The night of October 7, two men, Aaron McKinney and Russell Henderson, abducted Shepard from a bar and drove to a remote area. They tied him to a split-rail fence and beat him brutally, taking his wallet, keys and shoes with the intention of burglarizing his apartment. When a bicyclist found Shepard the next day, he thought that the young man was a scarecrow, his condition was so poor.

The killers’ stories have changed significantly over time, and there has been much discussion about the motivation for the murder, with one well-known author connecting it to methamphetamine use, rather than a hate crime. The words of the killers, in their interrogations, appear to conflict with that conclusion. Both the Laramie police and the jury in the trial certainly believed that the crime was motivated by hate. Regardless of the motives of the killers, Shepard’s death had a significant and lasting impact on the gay rights movement in the United States and on hate crime legislation in the U.S.
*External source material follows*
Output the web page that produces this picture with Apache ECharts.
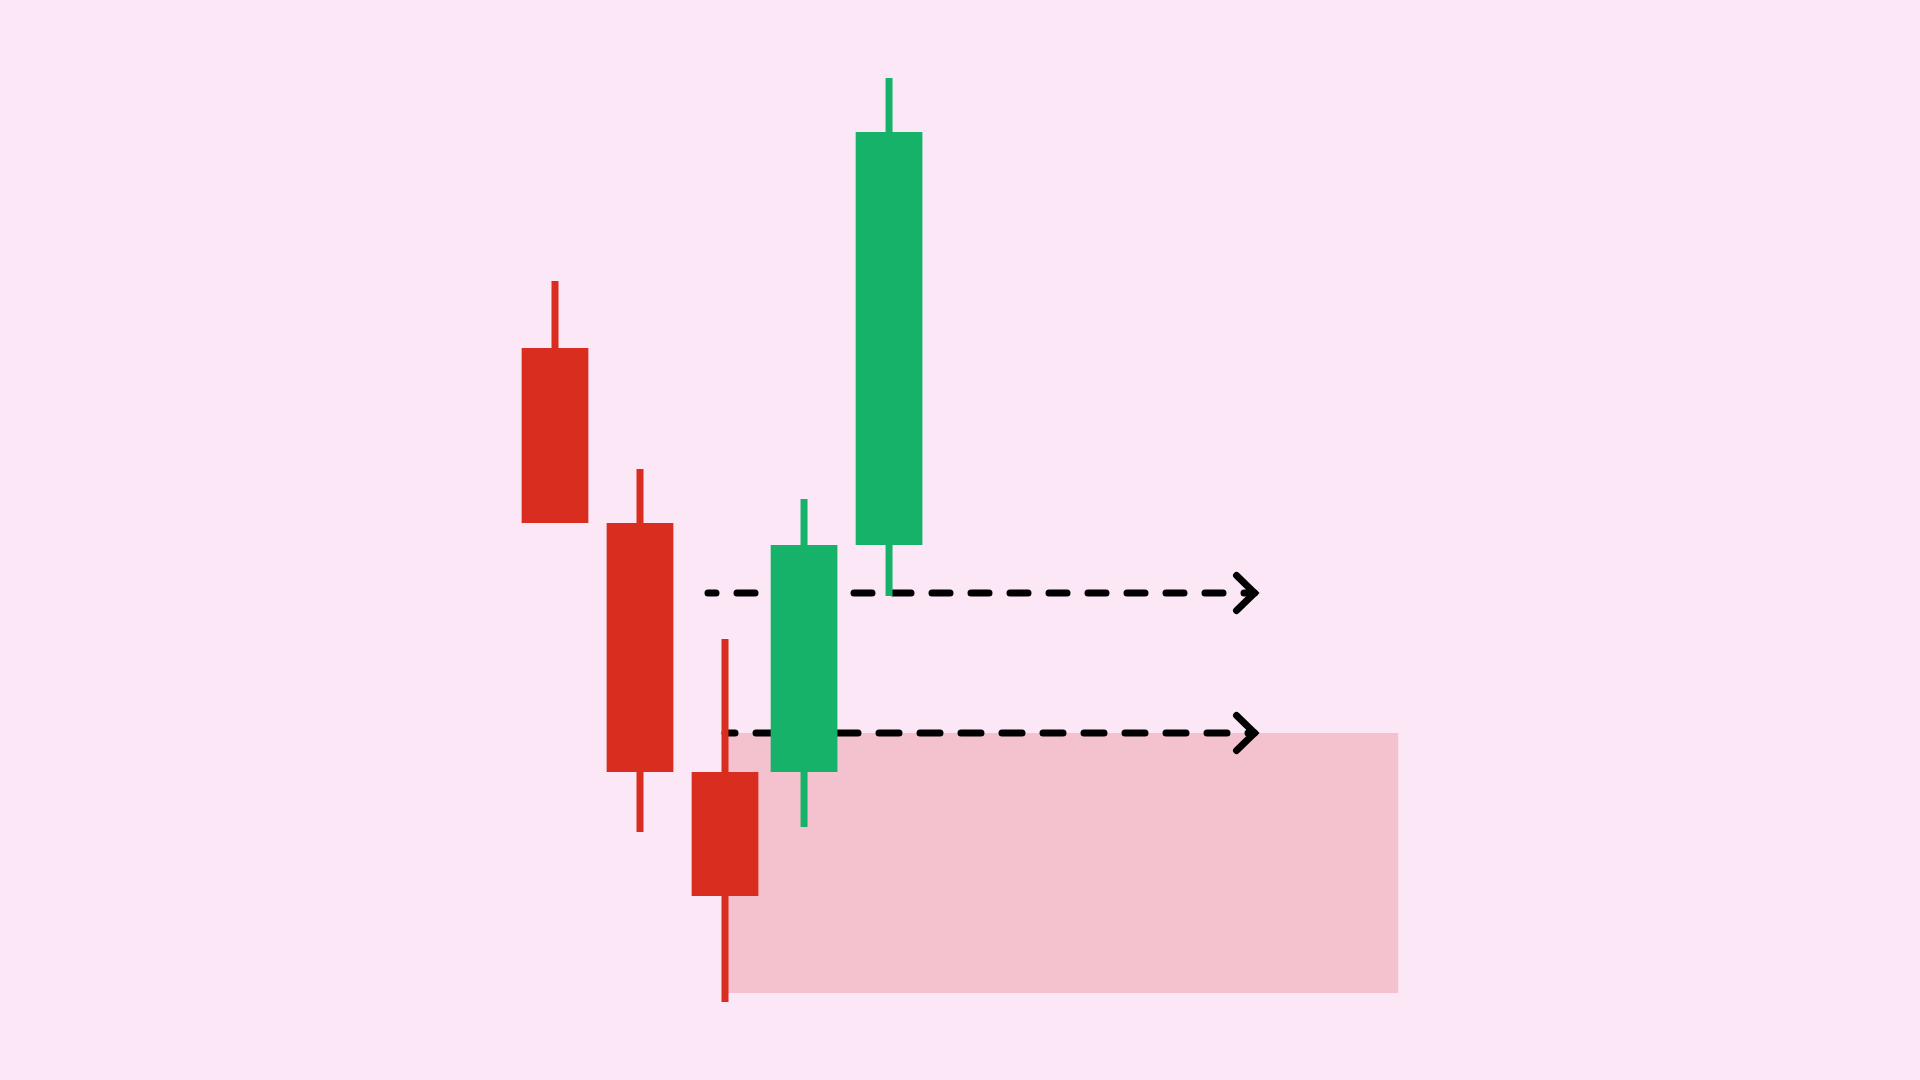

The Matthew Shepard and James Byrd Jr. Hate Crimes Prevention Act was passed by Congress on October 22, 2009 and signed into law by President Barack Obama on October 28, 2009. The measure expands federal hate crime laws to include crimes motivated by gender, sexual orientation, gender identity or disability. In addition, the law provided for increased funding, increased ability to conduct federal investigations and eliminates the requirements that the crime occur when the victim is involved in a federally protected activity.